Strong batting and pitching helped the Serra Cavaliers baseball team secure a 10-6 victory over the La Salle Lancers. The Cavaliers survived the Lancers’ competitive resurgence in later innings; with the win, Serra had a 10-2 overall record and a 15-5 Del Ray league record on April 13.
“This is probably one of the best that we had in a very long time, since 2013, our championship year. We’re league champs,” said Cavaliers head coach Artis Perry. “This team is really good offensively, defensively, we got a lot of young pitching, young talent, so I’m excited about the future.”
Junior Nigel Buckley hit a home run to put the Cavaliers on the scoreboard; hits by sophomore Henry Sorman, juniors Hunter Backstrom, and Malik Balloue gave Serra a 5-0 advantage by the end of the first inning.
“We’re doing real good, we’re hitting well,” Buckley said about their season. “We’re finding ways to win even when we might make some errors and might have fewer mistakes.”

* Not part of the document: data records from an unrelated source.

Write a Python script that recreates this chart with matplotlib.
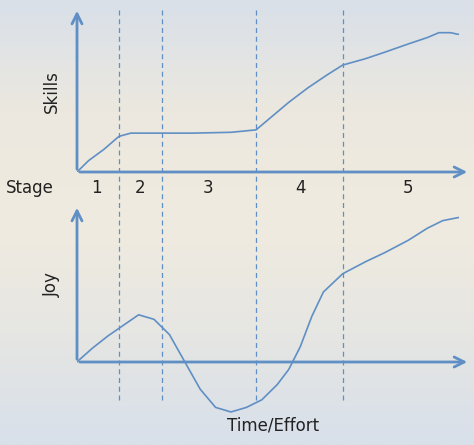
import numpy as np
import matplotlib.pyplot as plt
from matplotlib.colors import LinearSegmentedColormap

# --- Data (time/effort 0..100) ---
skills_t = [0, 3, 7, 10.9, 14, 20, 30, 40, 46.5, 50, 55, 60, 65, 69, 75, 80, 86, 91, 94, 97, 99]
skills_v = [0, 7, 14, 22, 24, 24, 24, 24.5, 26, 33, 43, 52, 60, 66, 70, 74, 79, 83, 86, 86, 85]
joy_t = [0, 4, 8, 12, 16, 20, 24, 28, 32, 36, 40, 44, 48, 52, 55, 58, 61, 64, 69, 75, 80, 86, 91, 95, 99]
joy_v = [0, 9, 17, 24, 31, 28, 18, 0, -18, -30, -33, -30, -25, -15, -5, 10, 30, 46, 58, 66, 72, 80, 88, 93, 95]
stage_bounds = [10.9, 22, 46.5, 69]
stage_pos = [5, 16.5, 34, 58, 86]
stage_names = ['1', '2', '3', '4', '5']

W, H = 474, 445
blue = '#5f8fc4'
fig = plt.figure(figsize=(W / 100, H / 100), dpi=100)

# background gradient
bg = fig.add_axes([0, 0, 1, 1])
cmap = LinearSegmentedColormap.from_list('bg', ['#d9e0e9', '#ece8df', '#f0ebdf', '#e6e6e3', '#d8e0ea'])
bg.imshow(np.linspace(0, 1, 200).reshape(-1, 1), aspect='auto', cmap=cmap, extent=[0, 1, 0, 1])
bg.axis('off')

def px_axes(x0, y0, x1, y1):
    return fig.add_axes([x0 / W, 1 - y1 / H, (x1 - x0) / W, (y1 - y0) / H])

# overlay in pixel coordinates for arrows, dashed lines, labels
ov = fig.add_axes([0, 0, 1, 1], facecolor='none')
ov.set_xlim(0, W); ov.set_ylim(H, 0); ov.axis('off')
xpx = lambda t: 77 + 3.85 * t
for b in stage_bounds:
    ov.plot([xpx(b)] * 2, [10, 400], ls=(0, (4, 3)), color=blue, lw=0.9)
arr = dict(arrowstyle='->', color=blue, lw=2, mutation_scale=18)
for (x0, y0, x1, y1) in [(77, 172, 77, 8), (77, 172, 470, 172), (77, 362, 77, 205), (77, 362, 470, 362)]:
    ov.annotate('', xy=(x1, y1), xytext=(x0, y0), arrowprops=arr)
ov.text(30, 188, 'Stage', fontsize=12, ha='center', va='center', color='#222')
for p, n in zip(stage_pos, stage_names):
    ov.text(xpx(p), 188, n, fontsize=12, ha='center', va='center', color='#222')
ov.text(52, 92, 'Skills', fontsize=12, rotation=90, ha='center', va='center', color='#222')
ov.text(52, 285, 'Joy', fontsize=12, rotation=90, ha='center', va='center', color='#222')
ov.text(273, 425, 'Time/Effort', fontsize=12, ha='center', va='center', color='#222')

# skills curve
a1 = px_axes(77, 10, 462, 172)
a1.plot(skills_t, skills_v, color=blue, lw=1.2)
a1.set_xlim(0, 100); a1.set_ylim(0, 100); a1.axis('off'); a1.patch.set_alpha(0)

# joy curve
a2 = px_axes(77, 210, 462, 415)
a2.plot(joy_t, joy_v, color=blue, lw=1.2)
a2.set_xlim(0, 100); a2.set_ylim(-35, 100); a2.axis('off'); a2.patch.set_alpha(0)

fig.savefig('out.png', dpi=100)
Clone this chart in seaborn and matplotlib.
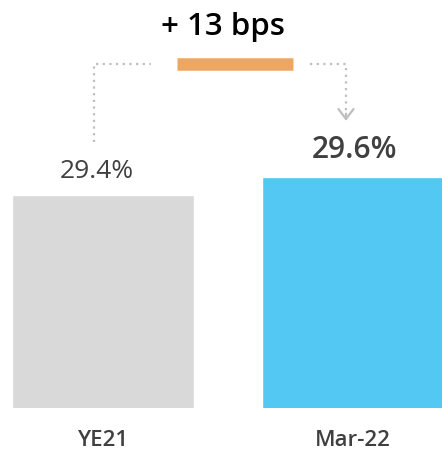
import matplotlib
matplotlib.use("Agg")
import matplotlib.pyplot as plt
import seaborn as sns

# data
periods = ["YE21", "Mar-22"]
ratios = [29.4, 29.6]
value_labels = ["29.4%", "29.6%"]
change_label = "+ 13 bps"
bar_colors = ["#d9d9d9", "#53c8f3"]

sns.set_theme(style="white")
plt.rcParams["font.family"] = ["Open Sans", "DejaVu Sans"]

fig = plt.figure(figsize=(4.42, 4.53), dpi=100)
ax = fig.add_axes([0, 45 / 453, 1, 408 / 453])

sns.barplot(x=periods, y=ratios, hue=periods, palette=bar_colors, width=0.73,
            legend=False, ax=ax, saturation=1)

# axis baseline is not zero (bars start around 27%)
ax.set_ylim(27.03, 27.03 + 408 / 90)
ax.set_xlim(-0.412, 1.356)
ax.set_yticks([])
ax.set_ylabel("")
ax.set_xlabel("")
for s in ax.spines.values():
    s.set_visible(False)
ax.tick_params(axis="x", length=0, pad=16)
for t in ax.get_xticklabels():
    t.set_fontweight("semibold")
    t.set_color("#404040")
    t.set_fontsize(16)

# value labels
ax.annotate(value_labels[0], (-0.025, ratios[0]), xytext=(0, 17), textcoords="offset points",
            ha="center", va="center", fontsize=19, color="#404040")
ax.annotate(value_labels[1], (1.005, ratios[1]), xytext=(0, 19), textcoords="offset points",
            ha="center", va="center", fontsize=21.5, fontweight="semibold", color="#404040")

# bracket connecting the two bars
lvl = 30.85
gray = "#bfbfbf"
ax.plot([-0.036, -0.036, 0.19], [ratios[0] + 0.59, lvl, lvl], ls=(0, (1, 2)),
        lw=1.6, color=gray, clip_on=False)
ax.plot([0.828, 0.972, 0.972], [lvl, lvl, ratios[1] + 0.64], ls=(0, (1, 2)),
        lw=1.6, color=gray, clip_on=False)
ax.annotate("", xy=(0.972, ratios[1] + 0.62), xytext=(0.972, ratios[1] + 0.70),
            arrowprops=dict(arrowstyle="->,head_length=0.6,head_width=0.45",
                            color=gray, lw=1.6, shrinkA=0, shrinkB=0))
ax.plot([0.296, 0.76], [lvl, lvl], lw=9, color="#eda762", solid_capstyle="butt")
ax.text(0.48, lvl + 0.41, change_label, ha="center", va="center", fontsize=22.5,
        fontweight="semibold", color="black")

fig.savefig("out.png", dpi=100)
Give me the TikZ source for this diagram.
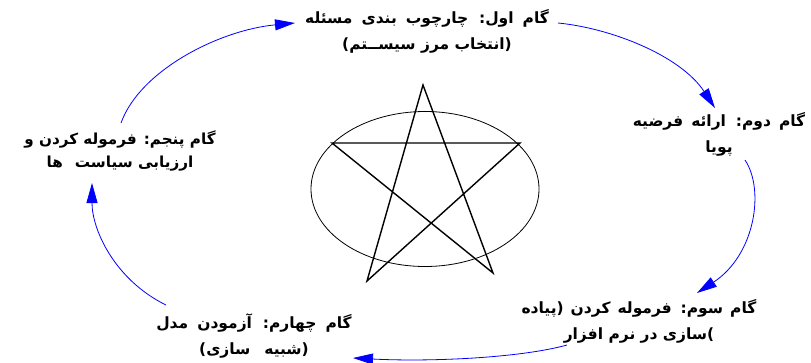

Buckley leads the team in home runs, RBIs, and batting average.
“He’s been doing it all year,” Perry said about Buckley’s home runs. “Hopefully that just rolls right over to playoffs and next year as well and then go to college and hopefully get drafted.”
Sophomore pitcher Jaden Harris held the Lancers to 15 at bats in the four innings that he pitched, only allowing one run. Perry called Harris “electric,” noting how he would have Harris pitch entire games earlier in the season.
“He’s beaten every team in our league at least once, he beat Bishop Amat,” Perry said. “He has command of every pitch that he throws, he pounds the strike zone and he finds ways to get out.”
La Salle replaced sophomore Kyle Lima with sophomore Adrian Jr. Beltre, forcing the Serra batters to adjust.
“It was a little disadvantage when [Beltre] came up to pitch, it was a little faster,” Harris said. “We had to pick up the pace a little bit, but overall we adjusted pretty quickly.”
The Cavaliers are ranked 14th in division IV of the Southern Section. Perry noted how the players have a team-first mentality.
“There’s some days where guys don’t get in just because of the complexity of the game and then there’s days like this where everybody gets in,” he said. “They understand the bigger picture here.”